▶ INPUT DATA:
============================================================

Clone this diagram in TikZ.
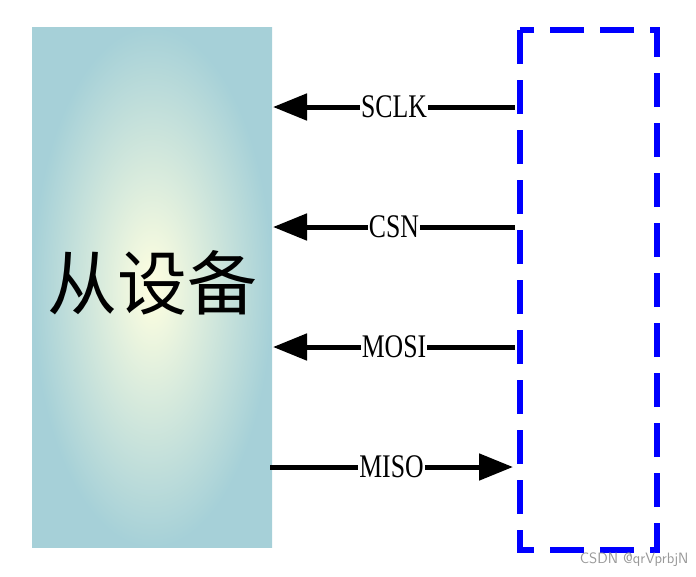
\documentclass[tikz,border=0pt]{standalone}
\usepackage{fontspec}
\setmainfont{Liberation Serif}
\newfontfamily\narrowserif[FakeStretch=0.78]{Liberation Serif}
\newfontfamily\cjk{Noto Sans CJK SC}
\usetikzlibrary{arrows.meta}
\tikzstyle{sig}=[draw,line width=5pt,-{Triangle[length=34pt,width=26pt]}]
\tikzstyle{siglabel}=[fill=white,inner sep=1pt,font=\narrowserif\fontsize{33}{33}\selectfont]
\begin{document}
\begin{tikzpicture}[x=1pt,y=-1pt]
        \useasboundingbox (0,0) rectangle (696,576);
        \shade[inner color=yellow!12!white,outer color=cyan!30!blue!12!teal!35!white] (32,27) rectangle (272,547);
        \node[font=\cjk\fontsize{70}{70}\selectfont] (slave) at (152,283) {从设备};
        \draw[blue,line width=6pt,dash pattern=on 34pt off 16pt] (520,30) rectangle (657,550);
        \coordinate (m1) at (515,107);
        \coordinate (s1) at (273,107);
        \coordinate (m2) at (515,227);
        \coordinate (s2) at (273,227);
        \coordinate (m3) at (515,347);
        \coordinate (s3) at (273,347);
        \coordinate (s4) at (270,467);
        \coordinate (m4) at (513,467);
        \draw[sig] (m1) -- node[siglabel] {SCLK} (s1);
        \draw[sig] (m2) -- node[siglabel] {CSN} (s2);
        \draw[sig] (m3) -- node[siglabel] {MOSI} (s3);
        \draw[sig] (s4) -- node[siglabel] {MISO} (m4);
        \node[text=gray!80,font=\sffamily\fontsize{15}{15}\selectfont,anchor=south east] (mark) at (692,570) {CSDN @qrVprbjN};
      \end{tikzpicture}
\end{document}
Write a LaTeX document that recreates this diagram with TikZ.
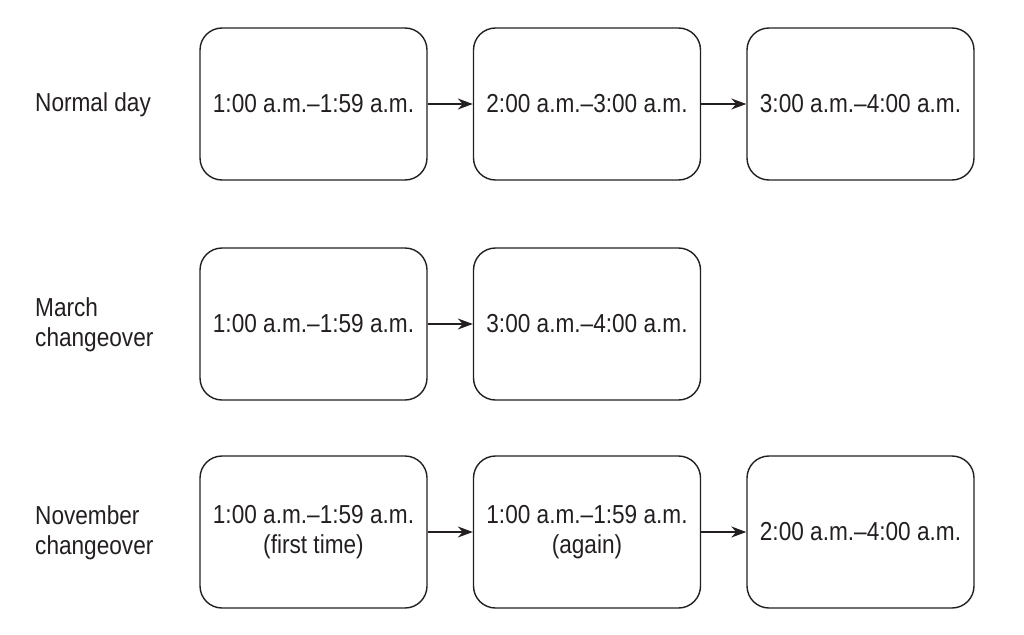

============================================================

▶ GIVEN REQUEST: Leave out the pictures and retype every line above exactly.

▶ REPLY:
Clone this diagram in TikZ.
\documentclass[tikz,border=0pt]{standalone}
\usepackage{fontspec}
\setmainfont{Liberation Serif}
\newfontfamily\narrowserif[FakeStretch=0.78]{Liberation Serif}
\newfontfamily\cjk{Noto Sans CJK SC}
\usetikzlibrary{arrows.meta}
\tikzstyle{sig}=[draw,line width=5pt,-{Triangle[length=34pt,width=26pt]}]
\tikzstyle{siglabel}=[fill=white,inner sep=1pt,font=\narrowserif\fontsize{33}{33}\selectfont]
\begin{document}
\begin{tikzpicture}[x=1pt,y=-1pt]
        \useasboundingbox (0,0) rectangle (696,576);
        \shade[inner color=yellow!12!white,outer color=cyan!30!blue!12!teal!35!white] (32,27) rectangle (272,547);
        \node[font=\cjk\fontsize{70}{70}\selectfont] (slave) at (152,283) {从设备};
        \draw[blue,line width=6pt,dash pattern=on 34pt off 16pt] (520,30) rectangle (657,550);
        \coordinate (m1) at (515,107);
        \coordinate (s1) at (273,107);
        \coordinate (m2) at (515,227);
        \coordinate (s2) at (273,227);
        \coordinate (m3) at (515,347);
        \coordinate (s3) at (273,347);
        \coordinate (s4) at (270,467);
        \coordinate (m4) at (513,467);
        \draw[sig] (m1) -- node[siglabel] {SCLK} (s1);
        \draw[sig] (m2) -- node[siglabel] {CSN} (s2);
        \draw[sig] (m3) -- node[siglabel] {MOSI} (s3);
        \draw[sig] (s4) -- node[siglabel] {MISO} (m4);
        \node[text=gray!80,font=\sffamily\fontsize{15}{15}\selectfont,anchor=south east] (mark) at (692,570) {CSDN @qrVprbjN};
      \end{tikzpicture}
\end{document}
Write a LaTeX document that recreates this diagram with TikZ.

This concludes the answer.